Hiç kimse ilk tanıdığımız gibi kalmaz, düşer maskeler sonradan yavaş, yavaş çünkü çıkarları bitmiştir insanın. Bazen içimizden geçiririz ve keşke herkes ilk haliyle kalsaydı diye, değişmeseydi deriz ama gerçek hayat buna imkan vermiyor bazen. Konuşmaya başlarken ve biraz sonraki zamanda, ne kadar da güzel kalpliymiş ve öve öve bitiremeyiz bazı insanları ama sonradan anlarız ki fazla acele etmemek gerekliymiş.
Tanışınca mutlu olduğumuz, iyi ki hayatımıza girdi bu insan dediklerimizden ilk darbeyi aldıktan ve gerçek yüzlerini gördükten sonra pişman oluruz. Acele etmişiz bu insan hakkında hüküm vermeye deriz, halbuki iyi niyetle yaklaşmış ve onlardan da aynısını dilemişizdir. Maalesef ki dünyada bu çıkarcılık hissi bu kadar kuvvetli oldukça, kolay kolay bir şeylerin düzelmeyeceğini iyice öğreniriz.
Selam verip, merhabalaşan insanlar, iyi niyetle yaklaşsalar ve sürekli samimi olmak isteseler bile, yine de insanlar kolay kolay birbirlerine yanaşmıyor çünkü daha önceki olanlardan dolayı üzüldüğü olaylarda bu durumun aynısının yaşandığı aklına gelir. İnsanlar birbirlerine güven duygusunu kaybettiler. İster bu iki yabancı kişi olur, isterse de eş, dost, akraba olur fark etmiyor, bir kere güven kaybedilince de maalesef geri gelmiyor veya zor geri geliyor.
Düzen böyle devam edecek muhtemelen, çıkarlar üzerine kurulan hiçbir bağ, sağlam temeller üzerine kurulmaz. Hiçbir bina nasıl ki temelsiz, demirsiz iyi durmuyorsa, insanlarda da güven duygusu olmadığında hiçbir şey doğru zemine dayanmaz. Aslında vahşi hayvanlar alemine bakarsanız her şey ortadadır çünkü kimse birbirine güvenmez, güvenince başka bir hayvana yem olacağını çok iyi bilir. İşte insanlar da vahşi hayvanlar alemindekiler gibi şu an, birbirilerine kalplerini açmıyorlar doğal olarak.

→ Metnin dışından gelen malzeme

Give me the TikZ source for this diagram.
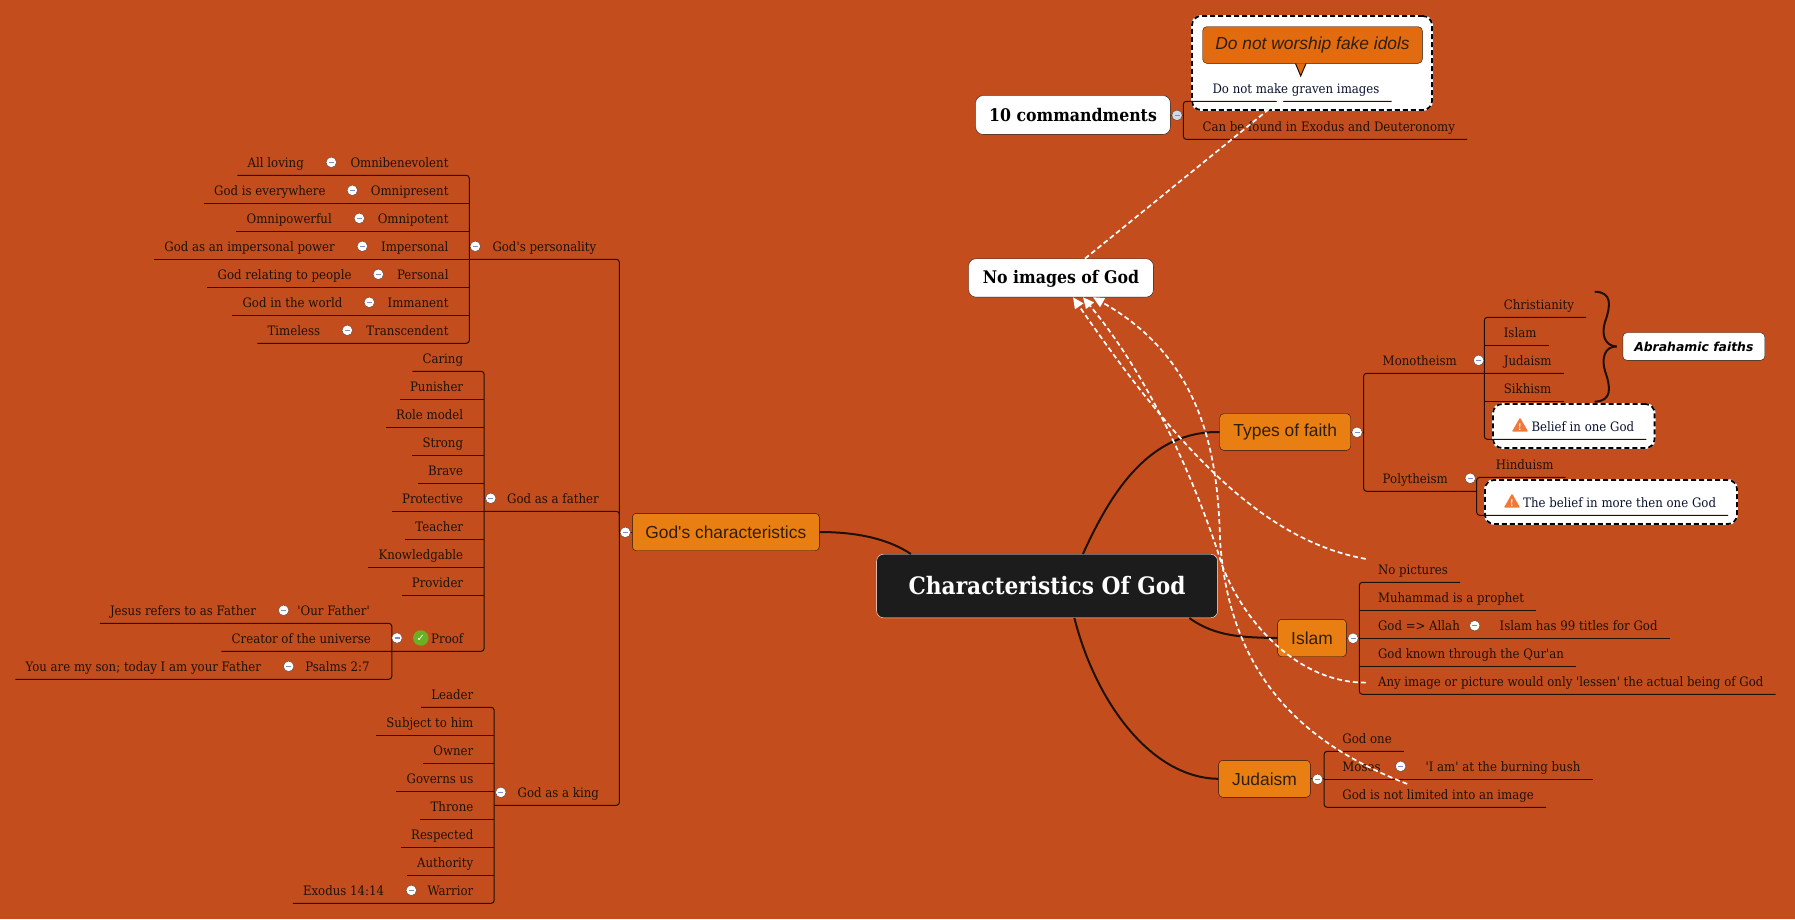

Karamsarlık elbisesini üstümüzden çıkaracağız, kötüleri yenmek kolaydır ve burada yapılması gereken, cesur davranıp, onlara meydan okumaktır. Tabii ki bunu yapmak için bilinçli bir insan ve toplum lazım. Bunu hem kendimiz için ve hem de gelecek nesillerimiz için başarmalıyız. Şunu unutmamalıyız ki iyi ve güzel kalpli insanlar çevremizde çoktur, önemli olan onlara ulaşabilmek.